Quality Checks for Reliable Results
Before accepting output for publication, assessment, or process control, run a short quality checklist:
- Confirm isotope masses are from a trusted source and current evaluation year.
- Check abundance totals and confirm whether normalization was applied.
- Use sufficient decimal places for the purpose of the calculation.
- Document if values are natural abundance, measured sample abundance, or engineered mixture.
- Cross-check one sample manually using the weighted mean formula.
If your application is regulated, include source citations in your lab notebook, SOP, or report appendix.
Authoritative Reference Sources
For verified isotope masses, abundances, and related radiation or isotope fundamentals, consult authoritative government resources:
- NIST: Atomic Weights and Isotopic Compositions
- USGS: Isotopes and Water Science
- US EPA: Radionuclide Basics
Using source-grade data is a major difference between rough estimates and technically defensible calculations.
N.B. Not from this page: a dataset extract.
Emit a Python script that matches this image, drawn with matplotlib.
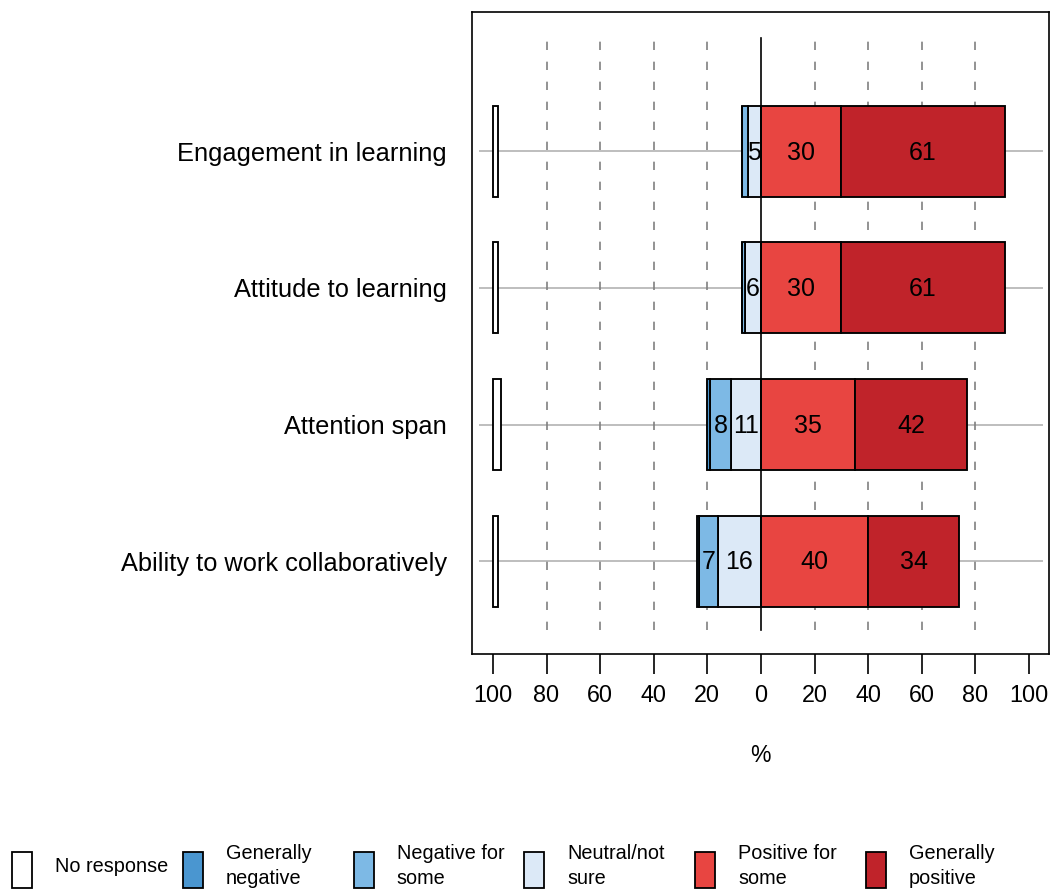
import matplotlib.pyplot as plt
import matplotlib.patches as mpatches
import numpy as np

plt.rcParams['font.family'] = ['Liberation Sans', 'DejaVu Sans']

# data (percent), bottom -> top
questions = ['Ability to work collaboratively', 'Attention span',
             'Attitude to learning', 'Engagement in learning']
no_response = np.array([2, 3, 2, 2])
gen_negative = np.array([1, 1, 0, 0])
neg_some = np.array([7, 8, 1, 2])
neutral = np.array([16, 11, 6, 5])
pos_some = np.array([40, 35, 30, 30])
gen_positive = np.array([34, 42, 61, 61])

levels = ['No response', 'Generally\nnegative', 'Negative for\nsome',
          'Neutral/not\nsure', 'Positive for\nsome', 'Generally\npositive']
colors = ['#FFFFFF', '#4A96D0', '#7DB9E5', '#DCE9F7', '#E84541', '#C0232A']

W, H = 1051, 891
fig = plt.figure(figsize=(W / 100, H / 100), dpi=100)
ax = fig.add_axes([472 / W, 1 - 654 / H, (1049 - 472) / W, (654 - 12) / H])

y = np.arange(1, len(questions) + 1)
bh = 0.666
lw = 1.35

# reference lines
for yy in y:
    ax.plot([-105, 105], [yy, yy], color='#BEBEBE', lw=1.4, zorder=0)
for xv in [-80, -60, -40, -20, 20, 40, 60, 80]:
    ax.plot([xv, xv], [0.495, 4.83], color='#808080', lw=1.2,
            dashes=(5, 7), zorder=0.5)
ax.plot([0, 0], [0.495, 4.83], color='black', lw=1.2, zorder=3)

# no response bar anchored at -100
ax.barh(y, no_response, left=-100, height=bh, color=colors[0],
        edgecolor='black', lw=lw, zorder=2)

# negative side: neutral nearest zero, then negative for some, then generally negative
left = np.zeros(len(y))
for vals, c in [(neutral, colors[3]), (neg_some, colors[2]), (gen_negative, colors[1])]:
    ax.barh(y, -vals, left=-left, height=bh, color=c, edgecolor='black', lw=lw, zorder=2)
    for yy, l, v in zip(y, left, vals):
        if v >= 5:
            ax.text(-(l + v / 2), yy - 0.01, str(v), ha='center', va='center', fontsize=18, zorder=4)
    left = left + vals

left = np.zeros(len(y))
for vals, c in [(pos_some, colors[4]), (gen_positive, colors[5])]:
    ax.barh(y, vals, left=left, height=bh, color=c, edgecolor='black', lw=lw, zorder=2)
    for yy, l, v in zip(y, left, vals):
        if v >= 5:
            ax.text(l + v / 2, yy - 0.01, str(v), ha='center', va='center', fontsize=18, zorder=4)
    left = left + vals

ax.set_xlim(-107.8, 107.5)
ax.set_ylim(0.32, 5.02)
ticks = np.arange(-100, 101, 20)
ax.set_xticks(ticks)
ax.set_xticklabels([str(abs(t)) for t in ticks], fontsize=16.8)
ax.tick_params(axis='x', direction='out', length=14.5, width=1.2, pad=7)
ax.set_yticks(y)
ax.set_yticklabels(questions, fontsize=18.3, va='center_baseline')
ax.tick_params(axis='y', length=0, pad=18)
for s in ax.spines.values():
    s.set_linewidth(1.2)
ax.set_xlabel('%', fontsize=16.5, labelpad=27)

# legend along the bottom
for i, (lab, c) in enumerate(zip(levels, colors)):
    x0 = 12 + 170.8 * i
    fig.patches.append(mpatches.Rectangle((x0 / W, 1 - 888 / H), 20 / W, 36 / H,
                                          transform=fig.transFigure, facecolor=c,
                                          edgecolor='black', lw=1.3))
    fig.text((x0 + 43) / W, 1 - 866 / H, lab, fontsize=14.3, va='center', ha='left',
             linespacing=1.45)

fig.savefig('out.png', dpi=100)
Frequently Asked Practical Questions
Does abundance have to total exactly 100%? No. The calculator can normalize values. Still, values far from 100% may indicate data entry issues.
Is atomic mass the same as mass number? No. Mass number is an integer count of protons plus neutrons for one isotope. Atomic mass is a weighted average over isotopes and is usually fractional.
Can I use this for molecules? Yes, indirectly. First find each element atomic mass based on isotope composition, then sum using stoichiometric coefficients.
Why include variance or spread? It provides a quick sense of isotopic dispersion, which can matter in isotope pattern analysis and uncertainty discussions.